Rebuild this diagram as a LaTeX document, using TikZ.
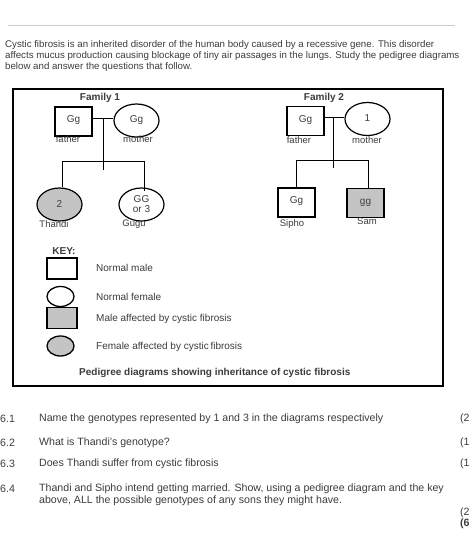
\documentclass[tikz,border=0pt]{standalone}
\usepackage{fontspec}
\setmainfont{Liberation Sans}
\usetikzlibrary{shapes.geometric}
\definecolor{txt}{HTML}{3C3C3C}
\definecolor{aff}{HTML}{C4C4C4}
\tikzset{
  male/.style={draw=black, line width=1.2pt, rectangle, minimum width=37pt, minimum height=29pt, inner sep=0pt, font=\fontsize{10}{11}\selectfont, text=txt},
  female/.style={draw=black, line width=1.2pt, ellipse, minimum width=45pt, minimum height=33pt, inner sep=0pt, font=\fontsize{10}{11}\selectfont, text=txt, align=center},
  keymale/.style={draw=black, line width=1.3pt, rectangle, minimum width=30pt, minimum height=21pt, inner sep=0pt},
  keyfemale/.style={draw=black, line width=1.3pt, ellipse, minimum width=27pt, minimum height=20pt, inner sep=0pt},
  affected/.style={fill=aff},
  link/.style={draw=black, line width=0.9pt},
  lbl/.style={font=\fontsize{9.5}{10}\selectfont, text=txt, inner sep=0pt},
  keytxt/.style={font=\fontsize{10}{11}\selectfont, text=txt, inner sep=0pt, anchor=west},
  para/.style={font=\fontsize{9.7}{11}\selectfont, text=txt, inner sep=0pt, anchor=west},
  qtxt/.style={font=\fontsize{10.6}{12}\selectfont, text=txt, inner sep=0pt, anchor=west},
  head/.style={font=\bfseries\fontsize{10}{11}\selectfont, text=txt, inner sep=0pt}
}
\begin{document}
\begin{tikzpicture}[x=1pt,y=-1pt]
\useasboundingbox[fill=white] (0,0) rectangle (474,549);
% top rule
\draw[line width=0.8pt, black!20] (8,25) -- (455,25);
% intro paragraph
\node[para] (p1) at (5,45) {Cystic fibrosis is an inherited disorder of the human body caused by a recessive gene. This disorder};
\node[para] (p2) at (5,56) {affects mucus production causing blockage of tiny air passages in the lungs. Study the pedigree diagrams};
\node[para] (p3) at (5,67) {below and answer the questions that follow.};
% frame
\draw[line width=2.2pt] (13,89) rectangle (443,386);
% Family 1
\node[head] (fam1) at (100,98) {Family 1};
\node[male] (f1f) at (73.5,121.5) {\raisebox{4pt}{Gg}};
\node[female] (f1m) at (136.5,120.5) {\raisebox{3pt}{Gg}};
\node[lbl] (f1fl) at (68,139) {father};
\node[lbl] (f1ml) at (138,139) {mother};
\coordinate (m1) at (103,118);
\coordinate (d1) at (103,170);
\coordinate (s1a) at (62,161);
\coordinate (s1b) at (144,161);
\node[female, affected] (thandi) at (59.5,204.5) {2};
\node[female] (gugu) at (141.5,204.5) {GG\\[-1pt]or 3};
\node[lbl] (thl) at (54,224) {Thandi};
\node[lbl] (gul) at (134,224) {Gugu};
\draw[link] (f1f.east |- m1) -- (f1m.west |- m1);
\draw[link] (m1) -- (d1);
\draw[link] (s1a) -- (s1b);
\draw[link] (s1a) -- (s1a |- thandi.north);
\draw[link] (s1b) -- ([yshift=-4pt]s1b |- gugu.north);
% Family 2
\node[head] (fam2) at (324,98) {Family 2};
\node[male] (f2f) at (305.5,121) {\raisebox{4pt}{Gg}};
\node[female] (f2m) at (367.5,119) {\raisebox{1pt}{1}};
\node[lbl] (f2fl) at (299,140) {father};
\node[lbl] (f2ml) at (367,140) {mother};
\coordinate (m2) at (333,117);
\coordinate (d2) at (333,168);
\coordinate (s2a) at (296,160);
\coordinate (s2b) at (368,160);
\node[male] (sipho) at (296.5,202.5) {\raisebox{5pt}{Gg}};
\node[male, affected] (sam) at (365.5,203) {gg};
\node[lbl] (sil) at (292,224) {Sipho};
\node[lbl] (sal) at (367,221) {Sam};
\draw[link] (f2f.east |- m2) -- (f2m.west |- m2);
\draw[link] (m2) -- (d2);
\draw[link] (s2a) -- (s2b);
\draw[link] (s2a) -- (s2a |- sipho.north);
\draw[link] (s2b) -- (s2b |- sam.north);
% Key
\node[head] (key) at (64,251) {KEY:};
\node[keymale] (k1) at (62,268.5) {};
\node[keyfemale] (k2) at (60.5,296.5) {};
\node[keymale, affected] (k3) at (62,318) {};
\node[keyfemale, affected] (k4) at (60.5,346) {};
\node[keytxt] (k1t) at (96,268) {Normal male};
\node[keytxt] (k2t) at (96,297) {Normal female};
\node[keytxt] (k3t) at (96,319) {Male affected by cystic fibrosis};
\node[keytxt] (k4t) at (96,347) {Female affected by cystic\,fibrosis};
\node[head, anchor=west] (cap) at (79,373) {Pedigree diagrams showing inheritance of cystic fibrosis};
% Questions
\node[qtxt] (q1n) at (0,419) {6.1};
\node[qtxt] (q1) at (39,419) {Name the genotypes represented by 1 and 3 in the diagrams respectively};
\node[qtxt] (q1m) at (460,419) {(2};
\node[qtxt] (q2n) at (0,443) {6.2};
\node[qtxt] (q2) at (39,443) {What is Thandi's genotype?};
\node[qtxt] (q2m) at (460,443) {(1};
\node[qtxt] (q3n) at (0,464) {6.3};
\node[qtxt] (q3) at (39,464) {Does Thandi suffer from cystic fibrosis};
\node[qtxt] (q3m) at (460,464) {(1};
\node[qtxt] (q4n) at (0,489) {6.4};
\node[qtxt] (q4a) at (39,489) {Thandi and Sipho intend getting married. Show, using a pedigree diagram and the key};
\node[qtxt] (q4b) at (39,501) {above, ALL the possible genotypes of any sons they might have.};
\node[qtxt] (q4m) at (460,513) {(2};
\node[qtxt, font=\bfseries\fontsize{10.6}{12}\selectfont] (tot) at (460,524) {(6};
\end{tikzpicture}
\end{document}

────────────────────────────────────────

Set problem - Transcribe the material exactly, leaving every picture out.

Exercise response -
Rebuild this diagram as a LaTeX document, using TikZ.
\documentclass[tikz,border=0pt]{standalone}
\usepackage{fontspec}
\setmainfont{Liberation Sans}
\usetikzlibrary{shapes.geometric}
\definecolor{txt}{HTML}{3C3C3C}
\definecolor{aff}{HTML}{C4C4C4}
\tikzset{
  male/.style={draw=black, line width=1.2pt, rectangle, minimum width=37pt, minimum height=29pt, inner sep=0pt, font=\fontsize{10}{11}\selectfont, text=txt},
  female/.style={draw=black, line width=1.2pt, ellipse, minimum width=45pt, minimum height=33pt, inner sep=0pt, font=\fontsize{10}{11}\selectfont, text=txt, align=center},
  keymale/.style={draw=black, line width=1.3pt, rectangle, minimum width=30pt, minimum height=21pt, inner sep=0pt},
  keyfemale/.style={draw=black, line width=1.3pt, ellipse, minimum width=27pt, minimum height=20pt, inner sep=0pt},
  affected/.style={fill=aff},
  link/.style={draw=black, line width=0.9pt},
  lbl/.style={font=\fontsize{9.5}{10}\selectfont, text=txt, inner sep=0pt},
  keytxt/.style={font=\fontsize{10}{11}\selectfont, text=txt, inner sep=0pt, anchor=west},
  para/.style={font=\fontsize{9.7}{11}\selectfont, text=txt, inner sep=0pt, anchor=west},
  qtxt/.style={font=\fontsize{10.6}{12}\selectfont, text=txt, inner sep=0pt, anchor=west},
  head/.style={font=\bfseries\fontsize{10}{11}\selectfont, text=txt, inner sep=0pt}
}
\begin{document}
\begin{tikzpicture}[x=1pt,y=-1pt]
\useasboundingbox[fill=white] (0,0) rectangle (474,549);
% top rule
\draw[line width=0.8pt, black!20] (8,25) -- (455,25);
% intro paragraph
\node[para] (p1) at (5,45) {Cystic fibrosis is an inherited disorder of the human body caused by a recessive gene. This disorder};
\node[para] (p2) at (5,56) {affects mucus production causing blockage of tiny air passages in the lungs. Study the pedigree diagrams};
\node[para] (p3) at (5,67) {below and answer the questions that follow.};
% frame
\draw[line width=2.2pt] (13,89) rectangle (443,386);
% Family 1
\node[head] (fam1) at (100,98) {Family 1};
\node[male] (f1f) at (73.5,121.5) {\raisebox{4pt}{Gg}};
\node[female] (f1m) at (136.5,120.5) {\raisebox{3pt}{Gg}};
\node[lbl] (f1fl) at (68,139) {father};
\node[lbl] (f1ml) at (138,139) {mother};
\coordinate (m1) at (103,118);
\coordinate (d1) at (103,170);
\coordinate (s1a) at (62,161);
\coordinate (s1b) at (144,161);
\node[female, affected] (thandi) at (59.5,204.5) {2};
\node[female] (gugu) at (141.5,204.5) {GG\\[-1pt]or 3};
\node[lbl] (thl) at (54,224) {Thandi};
\node[lbl] (gul) at (134,224) {Gugu};
\draw[link] (f1f.east |- m1) -- (f1m.west |- m1);
\draw[link] (m1) -- (d1);
\draw[link] (s1a) -- (s1b);
\draw[link] (s1a) -- (s1a |- thandi.north);
\draw[link] (s1b) -- ([yshift=-4pt]s1b |- gugu.north);
% Family 2
\node[head] (fam2) at (324,98) {Family 2};
\node[male] (f2f) at (305.5,121) {\raisebox{4pt}{Gg}};
\node[female] (f2m) at (367.5,119) {\raisebox{1pt}{1}};
\node[lbl] (f2fl) at (299,140) {father};
\node[lbl] (f2ml) at (367,140) {mother};
\coordinate (m2) at (333,117);
\coordinate (d2) at (333,168);
\coordinate (s2a) at (296,160);
\coordinate (s2b) at (368,160);
\node[male] (sipho) at (296.5,202.5) {\raisebox{5pt}{Gg}};
\node[male, affected] (sam) at (365.5,203) {gg};
\node[lbl] (sil) at (292,224) {Sipho};
\node[lbl] (sal) at (367,221) {Sam};
\draw[link] (f2f.east |- m2) -- (f2m.west |- m2);
\draw[link] (m2) -- (d2);
\draw[link] (s2a) -- (s2b);
\draw[link] (s2a) -- (s2a |- sipho.north);
\draw[link] (s2b) -- (s2b |- sam.north);
% Key
\node[head] (key) at (64,251) {KEY:};
\node[keymale] (k1) at (62,268.5) {};
\node[keyfemale] (k2) at (60.5,296.5) {};
\node[keymale, affected] (k3) at (62,318) {};
\node[keyfemale, affected] (k4) at (60.5,346) {};
\node[keytxt] (k1t) at (96,268) {Normal male};
\node[keytxt] (k2t) at (96,297) {Normal female};
\node[keytxt] (k3t) at (96,319) {Male affected by cystic fibrosis};
\node[keytxt] (k4t) at (96,347) {Female affected by cystic\,fibrosis};
\node[head, anchor=west] (cap) at (79,373) {Pedigree diagrams showing inheritance of cystic fibrosis};
% Questions
\node[qtxt] (q1n) at (0,419) {6.1};
\node[qtxt] (q1) at (39,419) {Name the genotypes represented by 1 and 3 in the diagrams respectively};
\node[qtxt] (q1m) at (460,419) {(2};
\node[qtxt] (q2n) at (0,443) {6.2};
\node[qtxt] (q2) at (39,443) {What is Thandi's genotype?};
\node[qtxt] (q2m) at (460,443) {(1};
\node[qtxt] (q3n) at (0,464) {6.3};
\node[qtxt] (q3) at (39,464) {Does Thandi suffer from cystic fibrosis};
\node[qtxt] (q3m) at (460,464) {(1};
\node[qtxt] (q4n) at (0,489) {6.4};
\node[qtxt] (q4a) at (39,489) {Thandi and Sipho intend getting married. Show, using a pedigree diagram and the key};
\node[qtxt] (q4b) at (39,501) {above, ALL the possible genotypes of any sons they might have.};
\node[qtxt] (q4m) at (460,513) {(2};
\node[qtxt, font=\bfseries\fontsize{10.6}{12}\selectfont] (tot) at (460,524) {(6};
\end{tikzpicture}
\end{document}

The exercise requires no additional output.